**OBJECTIVE:** Restate each line of the listing exactly, without carrying over any pictures.

**PROVIDED MATERIAL:**
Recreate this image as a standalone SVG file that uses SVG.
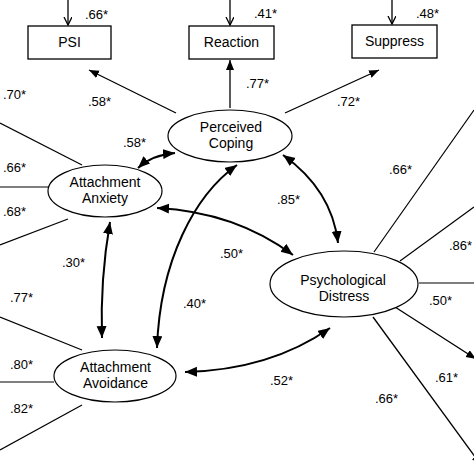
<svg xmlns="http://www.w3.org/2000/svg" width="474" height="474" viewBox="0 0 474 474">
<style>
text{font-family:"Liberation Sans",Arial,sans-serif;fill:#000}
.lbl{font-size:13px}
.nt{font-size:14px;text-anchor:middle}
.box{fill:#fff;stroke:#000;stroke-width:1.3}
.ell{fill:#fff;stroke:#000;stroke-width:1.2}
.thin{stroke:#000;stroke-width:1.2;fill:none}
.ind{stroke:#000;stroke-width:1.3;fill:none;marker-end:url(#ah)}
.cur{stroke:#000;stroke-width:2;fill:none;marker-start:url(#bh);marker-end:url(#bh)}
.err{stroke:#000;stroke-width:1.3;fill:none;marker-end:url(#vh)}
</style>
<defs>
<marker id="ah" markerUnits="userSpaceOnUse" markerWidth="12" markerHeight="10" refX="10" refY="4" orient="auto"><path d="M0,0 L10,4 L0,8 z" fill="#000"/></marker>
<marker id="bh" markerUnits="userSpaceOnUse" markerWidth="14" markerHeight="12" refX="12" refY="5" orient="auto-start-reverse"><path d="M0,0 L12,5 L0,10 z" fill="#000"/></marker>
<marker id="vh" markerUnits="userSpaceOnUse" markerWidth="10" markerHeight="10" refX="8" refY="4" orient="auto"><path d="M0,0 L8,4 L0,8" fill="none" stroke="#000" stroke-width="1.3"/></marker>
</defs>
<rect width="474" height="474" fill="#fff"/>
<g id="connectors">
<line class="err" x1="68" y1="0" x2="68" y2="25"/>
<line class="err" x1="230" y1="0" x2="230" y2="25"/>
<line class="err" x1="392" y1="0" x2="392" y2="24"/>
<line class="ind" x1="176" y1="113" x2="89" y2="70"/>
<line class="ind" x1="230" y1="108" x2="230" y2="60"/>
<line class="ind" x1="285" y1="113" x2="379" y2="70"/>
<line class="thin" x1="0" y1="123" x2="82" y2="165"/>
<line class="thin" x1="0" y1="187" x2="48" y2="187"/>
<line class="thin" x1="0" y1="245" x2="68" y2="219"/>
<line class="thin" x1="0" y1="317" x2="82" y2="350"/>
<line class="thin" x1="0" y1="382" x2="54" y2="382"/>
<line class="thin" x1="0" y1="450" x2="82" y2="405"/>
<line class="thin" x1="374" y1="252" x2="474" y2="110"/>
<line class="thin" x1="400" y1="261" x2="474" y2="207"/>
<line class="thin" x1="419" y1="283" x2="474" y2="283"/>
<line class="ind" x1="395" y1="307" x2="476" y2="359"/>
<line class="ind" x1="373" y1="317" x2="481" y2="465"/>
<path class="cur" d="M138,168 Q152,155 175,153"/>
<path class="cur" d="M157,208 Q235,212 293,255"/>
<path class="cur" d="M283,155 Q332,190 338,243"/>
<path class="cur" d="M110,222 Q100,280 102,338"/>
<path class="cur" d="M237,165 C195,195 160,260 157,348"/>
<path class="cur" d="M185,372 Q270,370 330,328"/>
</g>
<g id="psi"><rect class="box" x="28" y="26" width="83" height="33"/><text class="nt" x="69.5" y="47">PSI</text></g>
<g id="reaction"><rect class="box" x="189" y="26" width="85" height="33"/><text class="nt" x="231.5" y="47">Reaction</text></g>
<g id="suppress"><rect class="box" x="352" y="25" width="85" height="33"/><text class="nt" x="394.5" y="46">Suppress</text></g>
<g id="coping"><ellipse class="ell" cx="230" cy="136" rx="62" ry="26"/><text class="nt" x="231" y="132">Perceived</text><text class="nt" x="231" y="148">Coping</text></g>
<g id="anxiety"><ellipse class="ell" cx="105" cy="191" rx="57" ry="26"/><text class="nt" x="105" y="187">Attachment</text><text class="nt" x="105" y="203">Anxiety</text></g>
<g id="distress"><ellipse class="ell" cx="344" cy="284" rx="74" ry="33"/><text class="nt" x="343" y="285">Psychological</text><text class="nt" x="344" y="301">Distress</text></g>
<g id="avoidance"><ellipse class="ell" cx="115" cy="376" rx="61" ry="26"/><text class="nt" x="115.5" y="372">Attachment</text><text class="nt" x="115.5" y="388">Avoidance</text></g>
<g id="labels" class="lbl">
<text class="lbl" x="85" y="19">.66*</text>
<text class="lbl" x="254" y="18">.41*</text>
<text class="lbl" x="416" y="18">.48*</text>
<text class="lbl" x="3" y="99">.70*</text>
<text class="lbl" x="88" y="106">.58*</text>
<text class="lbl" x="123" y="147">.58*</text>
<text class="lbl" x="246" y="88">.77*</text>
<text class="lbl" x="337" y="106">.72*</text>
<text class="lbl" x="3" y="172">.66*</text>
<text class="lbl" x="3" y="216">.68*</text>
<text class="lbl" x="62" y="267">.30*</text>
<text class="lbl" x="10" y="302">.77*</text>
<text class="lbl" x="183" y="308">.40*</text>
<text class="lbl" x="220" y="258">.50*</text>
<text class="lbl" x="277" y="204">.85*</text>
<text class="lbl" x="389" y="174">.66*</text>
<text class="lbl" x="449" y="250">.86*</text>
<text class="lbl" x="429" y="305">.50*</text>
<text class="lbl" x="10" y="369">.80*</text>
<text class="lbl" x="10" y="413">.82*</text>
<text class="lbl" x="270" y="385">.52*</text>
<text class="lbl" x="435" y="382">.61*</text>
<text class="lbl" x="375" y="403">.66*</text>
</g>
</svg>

**THE OUTPUT:**
Recreate this image as a standalone SVG file that uses SVG.
<svg xmlns="http://www.w3.org/2000/svg" width="474" height="474" viewBox="0 0 474 474">
<style>
text{font-family:"Liberation Sans",Arial,sans-serif;fill:#000}
.lbl{font-size:13px}
.nt{font-size:14px;text-anchor:middle}
.box{fill:#fff;stroke:#000;stroke-width:1.3}
.ell{fill:#fff;stroke:#000;stroke-width:1.2}
.thin{stroke:#000;stroke-width:1.2;fill:none}
.ind{stroke:#000;stroke-width:1.3;fill:none;marker-end:url(#ah)}
.cur{stroke:#000;stroke-width:2;fill:none;marker-start:url(#bh);marker-end:url(#bh)}
.err{stroke:#000;stroke-width:1.3;fill:none;marker-end:url(#vh)}
</style>
<defs>
<marker id="ah" markerUnits="userSpaceOnUse" markerWidth="12" markerHeight="10" refX="10" refY="4" orient="auto"><path d="M0,0 L10,4 L0,8 z" fill="#000"/></marker>
<marker id="bh" markerUnits="userSpaceOnUse" markerWidth="14" markerHeight="12" refX="12" refY="5" orient="auto-start-reverse"><path d="M0,0 L12,5 L0,10 z" fill="#000"/></marker>
<marker id="vh" markerUnits="userSpaceOnUse" markerWidth="10" markerHeight="10" refX="8" refY="4" orient="auto"><path d="M0,0 L8,4 L0,8" fill="none" stroke="#000" stroke-width="1.3"/></marker>
</defs>
<rect width="474" height="474" fill="#fff"/>
<g id="connectors">
<line class="err" x1="68" y1="0" x2="68" y2="25"/>
<line class="err" x1="230" y1="0" x2="230" y2="25"/>
<line class="err" x1="392" y1="0" x2="392" y2="24"/>
<line class="ind" x1="176" y1="113" x2="89" y2="70"/>
<line class="ind" x1="230" y1="108" x2="230" y2="60"/>
<line class="ind" x1="285" y1="113" x2="379" y2="70"/>
<line class="thin" x1="0" y1="123" x2="82" y2="165"/>
<line class="thin" x1="0" y1="187" x2="48" y2="187"/>
<line class="thin" x1="0" y1="245" x2="68" y2="219"/>
<line class="thin" x1="0" y1="317" x2="82" y2="350"/>
<line class="thin" x1="0" y1="382" x2="54" y2="382"/>
<line class="thin" x1="0" y1="450" x2="82" y2="405"/>
<line class="thin" x1="374" y1="252" x2="474" y2="110"/>
<line class="thin" x1="400" y1="261" x2="474" y2="207"/>
<line class="thin" x1="419" y1="283" x2="474" y2="283"/>
<line class="ind" x1="395" y1="307" x2="476" y2="359"/>
<line class="ind" x1="373" y1="317" x2="481" y2="465"/>
<path class="cur" d="M138,168 Q152,155 175,153"/>
<path class="cur" d="M157,208 Q235,212 293,255"/>
<path class="cur" d="M283,155 Q332,190 338,243"/>
<path class="cur" d="M110,222 Q100,280 102,338"/>
<path class="cur" d="M237,165 C195,195 160,260 157,348"/>
<path class="cur" d="M185,372 Q270,370 330,328"/>
</g>
<g id="psi"><rect class="box" x="28" y="26" width="83" height="33"/><text class="nt" x="69.5" y="47">PSI</text></g>
<g id="reaction"><rect class="box" x="189" y="26" width="85" height="33"/><text class="nt" x="231.5" y="47">Reaction</text></g>
<g id="suppress"><rect class="box" x="352" y="25" width="85" height="33"/><text class="nt" x="394.5" y="46">Suppress</text></g>
<g id="coping"><ellipse class="ell" cx="230" cy="136" rx="62" ry="26"/><text class="nt" x="231" y="132">Perceived</text><text class="nt" x="231" y="148">Coping</text></g>
<g id="anxiety"><ellipse class="ell" cx="105" cy="191" rx="57" ry="26"/><text class="nt" x="105" y="187">Attachment</text><text class="nt" x="105" y="203">Anxiety</text></g>
<g id="distress"><ellipse class="ell" cx="344" cy="284" rx="74" ry="33"/><text class="nt" x="343" y="285">Psychological</text><text class="nt" x="344" y="301">Distress</text></g>
<g id="avoidance"><ellipse class="ell" cx="115" cy="376" rx="61" ry="26"/><text class="nt" x="115.5" y="372">Attachment</text><text class="nt" x="115.5" y="388">Avoidance</text></g>
<g id="labels" class="lbl">
<text class="lbl" x="85" y="19">.66*</text>
<text class="lbl" x="254" y="18">.41*</text>
<text class="lbl" x="416" y="18">.48*</text>
<text class="lbl" x="3" y="99">.70*</text>
<text class="lbl" x="88" y="106">.58*</text>
<text class="lbl" x="123" y="147">.58*</text>
<text class="lbl" x="246" y="88">.77*</text>
<text class="lbl" x="337" y="106">.72*</text>
<text class="lbl" x="3" y="172">.66*</text>
<text class="lbl" x="3" y="216">.68*</text>
<text class="lbl" x="62" y="267">.30*</text>
<text class="lbl" x="10" y="302">.77*</text>
<text class="lbl" x="183" y="308">.40*</text>
<text class="lbl" x="220" y="258">.50*</text>
<text class="lbl" x="277" y="204">.85*</text>
<text class="lbl" x="389" y="174">.66*</text>
<text class="lbl" x="449" y="250">.86*</text>
<text class="lbl" x="429" y="305">.50*</text>
<text class="lbl" x="10" y="369">.80*</text>
<text class="lbl" x="10" y="413">.82*</text>
<text class="lbl" x="270" y="385">.52*</text>
<text class="lbl" x="435" y="382">.61*</text>
<text class="lbl" x="375" y="403">.66*</text>
</g>
</svg>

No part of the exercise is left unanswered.